外壁側に関しては、夏型結露の話とかありますが、通気と施工がしっかりしていれば大丈夫です。

     

     

    • グラスウールは結局おススメできないの?

    これまでお話したように、絶対にグラスウールは使ってはダメ!なんて言っている人や会社では、それだけの施工技術がないと言っているようなものだと僕は思いますけどね(笑)

    グラスウールの場合、湿気などの話の他に、「気流を生じさせてはいけない」というのもあります。

    壁の中のグラスウール内で空気が動くと、断熱性能は6倍くらい低下します。

    なので、こういった問題から、グラスウール否定派がいるわけですが、これもしっかりとした「気流止め」が出来れば解決できます。

    やはり、これも施工上の問題ともいえますが、設計上の問題でもあります。

    グラスウールをおススメしない人たちは、単純に扱いの難しいグラスウールから逃げているだけだと思いますけどね(笑)

     

    • ここまでのまとめ

    はい、という事で、一旦ここまでの考えをまとめますが、施工がしっかり出来れば、断熱材は好きなの選びなよ~~ってのが、ラファエル設計の考えです。

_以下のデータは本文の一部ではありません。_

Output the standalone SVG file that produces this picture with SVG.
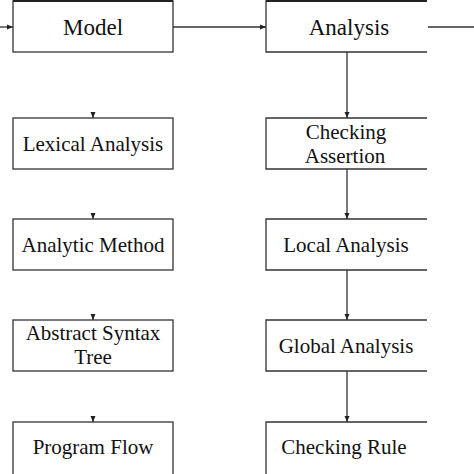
<svg xmlns="http://www.w3.org/2000/svg" width="474" height="474" viewBox="0 0 474 474">
<style>
.box{fill:#fff;stroke:#333;stroke-width:1.3}
.t{font-family:'Liberation Serif','Times New Roman',serif;font-size:21px;fill:#111;text-anchor:middle}
.big{font-size:23px}
.c{stroke:#333;stroke-width:1.3;fill:none}
</style>
<defs>
<marker id="ah" markerWidth="6" markerHeight="6" refX="6" refY="3" orient="auto" markerUnits="userSpaceOnUse">
<path d="M0,0.5 L6,3 L0,5.5 Z" fill="#222"/>
</marker>
</defs>
<rect width="474" height="474" fill="#fff"/>
<g id="connectors">
<line class="c" x1="0" y1="27" x2="13" y2="27" marker-end="url(#ah)"/>
<line class="c" x1="173" y1="27" x2="266" y2="27" marker-end="url(#ah)"/>
<line class="c" x1="428" y1="27" x2="474" y2="27"/>
<line class="c" x1="347" y1="52" x2="347" y2="118" marker-end="url(#ah)"/>
<line class="c" x1="347" y1="169" x2="347" y2="219" marker-end="url(#ah)"/>
<line class="c" x1="347" y1="270" x2="347" y2="320" marker-end="url(#ah)"/>
<line class="c" x1="347" y1="371" x2="347" y2="422" marker-end="url(#ah)"/>
<line class="c" x1="93" y1="113" x2="93" y2="118" marker-end="url(#ah)" stroke-width="0"/>
<line class="c" x1="93" y1="214" x2="93" y2="219" marker-end="url(#ah)" stroke-width="0"/>
<line class="c" x1="93" y1="315" x2="93" y2="320" marker-end="url(#ah)" stroke-width="0"/>
<line class="c" x1="93" y1="417" x2="93" y2="422" marker-end="url(#ah)" stroke-width="0"/>
</g>
<g id="model">
<rect class="box" x="13" y="1" width="160" height="51"/>
<line x1="13" y1="1" x2="173" y2="1" stroke="#222" stroke-width="2"/>
<text class="t big" x="93" y="35">Model</text>
</g>
<g id="analysis">
<path class="box" d="M427,1 H266 V52 H427"/>
<line x1="266" y1="1" x2="427" y2="1" stroke="#222" stroke-width="2"/>
<text class="t big" x="349" y="35">Analysis</text>
</g>
<g id="lexical">
<rect class="box" x="13" y="118" width="160" height="51"/>
<text class="t" x="93" y="151">Lexical Analysis</text>
</g>
<g id="analytic">
<rect class="box" x="13" y="219" width="160" height="51"/>
<text class="t" x="93" y="252">Analytic Method</text>
</g>
<g id="ast">
<rect class="box" x="13" y="320" width="160" height="51"/>
<text class="t" x="93" y="340">Abstract Syntax</text>
<text class="t" x="93" y="364">Tree</text>
</g>
<g id="programflow">
<rect class="box" x="13" y="422" width="160" height="60"/>
<text class="t" x="93" y="454">Program Flow</text>
</g>
<g id="checkingassertion">
<path class="box" d="M427,118 H266 V169 H427"/>
<text class="t" x="346" y="139">Checking</text>
<text class="t" x="345" y="163">Assertion</text>
</g>
<g id="localanalysis">
<path class="box" d="M427,219 H266 V270 H427"/>
<text class="t" x="346" y="252">Local Analysis</text>
</g>
<g id="globalanalysis">
<path class="box" d="M427,320 H266 V371 H427"/>
<text class="t" x="346" y="353">Global Analysis</text>
</g>
<g id="checkingrule">
<path class="box" d="M427,422 H266 V482"/>
<text class="t" x="344" y="454">Checking Rule</text>
</g>
</svg>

    施工が難しいとか、知識がない施工する側の要因によって起こる問題が、断熱材の問題点と言うか、デメリットにはならないという考えがラファエル設計の考えです。

     

    一旦これまでをまとめましたが、なんだかんだで断熱材選びに一番重要なのは、「火災」だと思います。

    • 誰も触れない問題

    結局ね、家の断熱性能だけの話で言えば、どんな断熱材だろうが、無暖房で20℃近く行く家は設計出来るのですよ。

    その上でね、しっかり考えなくてはいけないのが「火災」だと思うのです。


    で、皆が触れもしない、考えもしないのが「落雷火災」です。

     

    建築基準法では、落雷による火災を想定していません。

     

    火災レベルの炎で、燃えないウレタンは存在しません。

    燃えないのが、セルロースだったりグラスウール、ロックウールです。

    有毒ガスが出る断熱材なのか、出ない断熱材なのか・・・

    そういった選択肢も考えの1つに入れなければなりません。

     

    • ラファエル設計は、グラスウール、ロックウール、セルロースファイバーが良いと思っています。

     

    これが冒頭にも申した通り、ラファエル設計が良いと思う最大の理由であります。

    施工がしっかりと出来る自信がありますので、断熱材は、何を選んでも断熱性能は担保できます。

    後の決め手は、落雷火災。

    ここが全てだと言っても過言ではないです。

    田んぼ・畑の真ん中に建っているような家では、周囲からの延焼は発生しませんが、「落雷による火災」という確率は、雷の度に危険があるわけですから、高いですよね。

     

    耐震に関する話でもそうですが、「確率論」での家づくりは、ラファエル設計はしません。

    人間のせいで起きている地球温暖化によっての自然災害。

    今までの常識が通用しないのが今です。

     

    家づくりと言うのは、色んな角度から物事を考えなくては、何がベストなのかが見えてきません。

    なので、僕から言わせれば、「断熱材は何がいい?」って聞かれたら、

    「落雷火災を考えて、安全で安いグラスウールorセルロースファイバーがいい」

    という答えで終わります。

     

    室温シミュレーションを見て見るよくわかると思いますが、結局は断熱材を活かす「腕」「知識」さえあれば、最高の室内環境は提供できるんですよ。

     

    なので、住まい手が一番考えるべき視点は「落雷火災」だと思うのです。

    それをクリア出来る断熱材の中から、熱抵抗が高いものを選ぶというだけで、いいと思います。

    施工がしっかりするのというのは当たり前の話ですがね。

     

    というわけで、断熱材選びのサイトは、「断熱材を選定」という視点では、
    ほとんど参考にならないものばかりという結論でございます(笑)

     

    だって、最後は「業者としっかり話し合って」とか「賢く断熱材を選びましょう!」とかさ・・・

    皆さん、どの断熱材を使ったらいいのか知りたいわけですよ(笑)

    それが最後は他人任せとは(笑)

     

    他社様の事は詳しく分かりませんが、少なくとも、新住協の会員さんで研修会にも毎回参加しているような会社は、しっかりとした施工知識を思っていると思いますよ。